%%

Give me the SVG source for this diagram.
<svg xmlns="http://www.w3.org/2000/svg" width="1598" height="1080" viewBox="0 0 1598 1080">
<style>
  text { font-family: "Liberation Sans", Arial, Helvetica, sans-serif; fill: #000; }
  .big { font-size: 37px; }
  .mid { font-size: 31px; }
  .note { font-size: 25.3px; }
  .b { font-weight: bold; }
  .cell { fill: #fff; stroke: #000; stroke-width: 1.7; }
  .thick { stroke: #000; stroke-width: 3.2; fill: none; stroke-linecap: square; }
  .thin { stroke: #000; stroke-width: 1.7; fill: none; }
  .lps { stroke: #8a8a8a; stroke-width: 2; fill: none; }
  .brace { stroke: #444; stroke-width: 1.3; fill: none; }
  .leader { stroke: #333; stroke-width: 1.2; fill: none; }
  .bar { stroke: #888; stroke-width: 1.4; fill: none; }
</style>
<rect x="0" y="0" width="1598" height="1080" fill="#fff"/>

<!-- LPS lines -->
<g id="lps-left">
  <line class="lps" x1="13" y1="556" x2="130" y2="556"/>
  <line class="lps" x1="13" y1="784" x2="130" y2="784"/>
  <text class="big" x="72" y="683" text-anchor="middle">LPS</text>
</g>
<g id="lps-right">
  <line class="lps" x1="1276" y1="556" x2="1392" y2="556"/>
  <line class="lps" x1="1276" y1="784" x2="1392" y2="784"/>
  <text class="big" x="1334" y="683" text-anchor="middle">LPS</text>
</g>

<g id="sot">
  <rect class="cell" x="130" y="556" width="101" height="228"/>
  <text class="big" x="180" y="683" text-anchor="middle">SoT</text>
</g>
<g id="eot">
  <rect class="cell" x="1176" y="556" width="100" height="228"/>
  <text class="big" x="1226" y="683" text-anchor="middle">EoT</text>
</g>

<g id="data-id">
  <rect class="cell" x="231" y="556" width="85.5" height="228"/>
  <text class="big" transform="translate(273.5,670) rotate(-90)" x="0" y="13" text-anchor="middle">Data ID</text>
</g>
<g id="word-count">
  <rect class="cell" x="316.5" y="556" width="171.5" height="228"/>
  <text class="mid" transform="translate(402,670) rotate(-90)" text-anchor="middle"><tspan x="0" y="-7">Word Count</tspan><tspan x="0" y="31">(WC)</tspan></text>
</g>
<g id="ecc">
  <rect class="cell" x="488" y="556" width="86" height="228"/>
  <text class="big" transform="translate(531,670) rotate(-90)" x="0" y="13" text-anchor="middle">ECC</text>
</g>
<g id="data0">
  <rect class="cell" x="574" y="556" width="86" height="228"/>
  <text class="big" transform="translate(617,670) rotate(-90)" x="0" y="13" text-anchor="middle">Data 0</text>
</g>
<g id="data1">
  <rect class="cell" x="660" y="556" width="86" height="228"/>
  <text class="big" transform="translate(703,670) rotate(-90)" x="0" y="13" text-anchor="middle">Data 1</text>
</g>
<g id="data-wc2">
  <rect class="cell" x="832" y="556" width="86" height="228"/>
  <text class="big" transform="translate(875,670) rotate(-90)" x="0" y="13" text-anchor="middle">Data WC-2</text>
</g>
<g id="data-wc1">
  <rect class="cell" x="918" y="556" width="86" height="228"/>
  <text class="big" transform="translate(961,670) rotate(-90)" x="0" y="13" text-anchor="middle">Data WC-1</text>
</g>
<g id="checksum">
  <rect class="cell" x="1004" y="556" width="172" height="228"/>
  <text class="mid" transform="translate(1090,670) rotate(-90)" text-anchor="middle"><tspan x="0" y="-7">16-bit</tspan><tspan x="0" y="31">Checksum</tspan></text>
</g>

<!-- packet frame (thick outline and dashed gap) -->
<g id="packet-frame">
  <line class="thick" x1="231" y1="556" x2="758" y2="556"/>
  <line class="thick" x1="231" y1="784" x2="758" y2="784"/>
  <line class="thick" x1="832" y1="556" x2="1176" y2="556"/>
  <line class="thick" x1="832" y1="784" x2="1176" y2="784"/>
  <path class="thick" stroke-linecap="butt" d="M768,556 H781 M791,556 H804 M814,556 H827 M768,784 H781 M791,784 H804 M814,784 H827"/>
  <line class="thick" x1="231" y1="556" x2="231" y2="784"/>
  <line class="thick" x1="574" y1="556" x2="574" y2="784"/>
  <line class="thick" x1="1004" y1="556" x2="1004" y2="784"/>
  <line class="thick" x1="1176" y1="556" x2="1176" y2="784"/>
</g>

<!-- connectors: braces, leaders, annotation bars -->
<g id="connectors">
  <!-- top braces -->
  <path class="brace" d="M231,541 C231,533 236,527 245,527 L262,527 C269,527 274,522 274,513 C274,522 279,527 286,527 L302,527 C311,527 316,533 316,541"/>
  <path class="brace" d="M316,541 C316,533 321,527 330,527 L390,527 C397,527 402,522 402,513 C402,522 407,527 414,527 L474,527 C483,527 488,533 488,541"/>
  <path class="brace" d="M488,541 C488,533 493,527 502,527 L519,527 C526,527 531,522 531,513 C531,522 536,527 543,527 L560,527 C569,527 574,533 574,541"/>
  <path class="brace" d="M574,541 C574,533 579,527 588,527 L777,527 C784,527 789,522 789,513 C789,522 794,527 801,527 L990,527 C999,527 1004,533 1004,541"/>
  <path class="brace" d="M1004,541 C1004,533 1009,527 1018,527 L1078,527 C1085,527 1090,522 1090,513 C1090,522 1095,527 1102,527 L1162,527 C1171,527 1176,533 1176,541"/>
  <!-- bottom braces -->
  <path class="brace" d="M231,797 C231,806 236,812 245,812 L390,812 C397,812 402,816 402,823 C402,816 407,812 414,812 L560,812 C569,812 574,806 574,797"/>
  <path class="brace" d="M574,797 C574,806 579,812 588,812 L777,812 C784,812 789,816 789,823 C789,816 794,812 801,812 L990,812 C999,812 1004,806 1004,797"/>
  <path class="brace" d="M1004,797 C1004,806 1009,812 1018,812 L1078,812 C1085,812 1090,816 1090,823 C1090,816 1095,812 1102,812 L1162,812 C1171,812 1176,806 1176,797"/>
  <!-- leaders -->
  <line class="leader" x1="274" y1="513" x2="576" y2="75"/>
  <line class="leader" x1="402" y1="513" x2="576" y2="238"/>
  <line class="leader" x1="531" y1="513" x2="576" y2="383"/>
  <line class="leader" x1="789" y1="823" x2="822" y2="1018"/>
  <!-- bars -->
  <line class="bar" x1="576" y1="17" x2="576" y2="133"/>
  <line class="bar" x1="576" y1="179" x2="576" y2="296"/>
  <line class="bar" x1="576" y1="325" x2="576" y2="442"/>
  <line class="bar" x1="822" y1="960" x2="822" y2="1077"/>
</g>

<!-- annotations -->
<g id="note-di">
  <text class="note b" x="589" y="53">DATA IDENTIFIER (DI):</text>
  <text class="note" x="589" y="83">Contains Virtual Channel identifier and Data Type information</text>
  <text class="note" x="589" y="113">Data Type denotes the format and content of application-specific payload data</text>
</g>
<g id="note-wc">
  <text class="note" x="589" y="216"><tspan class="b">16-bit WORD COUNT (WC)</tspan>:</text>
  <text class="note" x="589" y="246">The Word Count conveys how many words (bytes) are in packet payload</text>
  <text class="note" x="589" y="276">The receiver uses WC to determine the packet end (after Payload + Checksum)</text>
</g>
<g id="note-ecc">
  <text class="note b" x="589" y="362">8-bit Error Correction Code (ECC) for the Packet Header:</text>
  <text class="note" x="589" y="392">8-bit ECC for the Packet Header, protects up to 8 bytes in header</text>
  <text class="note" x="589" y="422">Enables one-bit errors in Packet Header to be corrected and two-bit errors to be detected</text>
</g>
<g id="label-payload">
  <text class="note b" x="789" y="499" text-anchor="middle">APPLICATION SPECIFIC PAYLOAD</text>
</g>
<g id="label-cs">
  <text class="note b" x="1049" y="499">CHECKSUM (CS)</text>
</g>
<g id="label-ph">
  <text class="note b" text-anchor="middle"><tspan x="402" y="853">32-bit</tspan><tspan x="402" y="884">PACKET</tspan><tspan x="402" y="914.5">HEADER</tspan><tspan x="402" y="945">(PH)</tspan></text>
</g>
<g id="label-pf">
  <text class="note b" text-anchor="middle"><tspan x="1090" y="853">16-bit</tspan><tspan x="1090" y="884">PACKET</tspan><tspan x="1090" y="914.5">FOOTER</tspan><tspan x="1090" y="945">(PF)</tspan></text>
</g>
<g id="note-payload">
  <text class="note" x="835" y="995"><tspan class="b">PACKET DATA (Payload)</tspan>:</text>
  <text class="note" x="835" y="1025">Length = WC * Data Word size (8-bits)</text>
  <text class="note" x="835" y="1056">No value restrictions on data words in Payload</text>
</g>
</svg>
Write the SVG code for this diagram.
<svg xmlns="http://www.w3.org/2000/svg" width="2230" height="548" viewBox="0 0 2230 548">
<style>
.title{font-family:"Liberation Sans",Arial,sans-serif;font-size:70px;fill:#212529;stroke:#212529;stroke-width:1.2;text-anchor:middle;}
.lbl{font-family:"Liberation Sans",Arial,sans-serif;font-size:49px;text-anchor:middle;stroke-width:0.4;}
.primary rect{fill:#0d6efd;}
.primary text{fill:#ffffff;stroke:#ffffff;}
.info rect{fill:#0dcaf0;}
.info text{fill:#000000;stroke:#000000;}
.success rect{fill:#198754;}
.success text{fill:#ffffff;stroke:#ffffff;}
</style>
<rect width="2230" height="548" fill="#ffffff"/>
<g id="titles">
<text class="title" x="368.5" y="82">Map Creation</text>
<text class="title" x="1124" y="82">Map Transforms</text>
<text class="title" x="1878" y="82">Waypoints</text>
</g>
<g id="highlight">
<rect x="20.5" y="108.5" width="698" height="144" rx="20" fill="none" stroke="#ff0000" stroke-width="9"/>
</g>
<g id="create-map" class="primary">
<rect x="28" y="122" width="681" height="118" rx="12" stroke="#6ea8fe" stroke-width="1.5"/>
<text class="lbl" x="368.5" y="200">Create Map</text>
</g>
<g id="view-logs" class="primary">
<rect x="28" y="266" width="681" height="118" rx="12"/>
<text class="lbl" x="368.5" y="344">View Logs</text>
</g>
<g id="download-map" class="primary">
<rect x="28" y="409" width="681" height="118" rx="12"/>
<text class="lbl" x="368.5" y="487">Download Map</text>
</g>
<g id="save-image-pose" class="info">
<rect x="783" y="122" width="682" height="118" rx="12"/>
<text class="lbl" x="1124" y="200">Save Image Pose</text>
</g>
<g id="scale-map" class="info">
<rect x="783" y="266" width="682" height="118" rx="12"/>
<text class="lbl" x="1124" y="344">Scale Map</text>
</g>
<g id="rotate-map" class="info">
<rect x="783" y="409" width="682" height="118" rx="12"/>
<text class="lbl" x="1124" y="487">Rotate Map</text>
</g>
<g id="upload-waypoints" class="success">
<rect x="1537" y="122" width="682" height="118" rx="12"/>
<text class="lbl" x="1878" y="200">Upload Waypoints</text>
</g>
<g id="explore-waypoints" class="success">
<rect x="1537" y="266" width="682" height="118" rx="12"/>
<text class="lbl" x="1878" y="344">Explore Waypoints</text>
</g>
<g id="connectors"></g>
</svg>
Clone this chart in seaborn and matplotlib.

%%

#### TASK DIRECTIONS:
The word "this" appears in how many lines of the data? Answer with only the number.

#### COMPLETE ANSWER:
3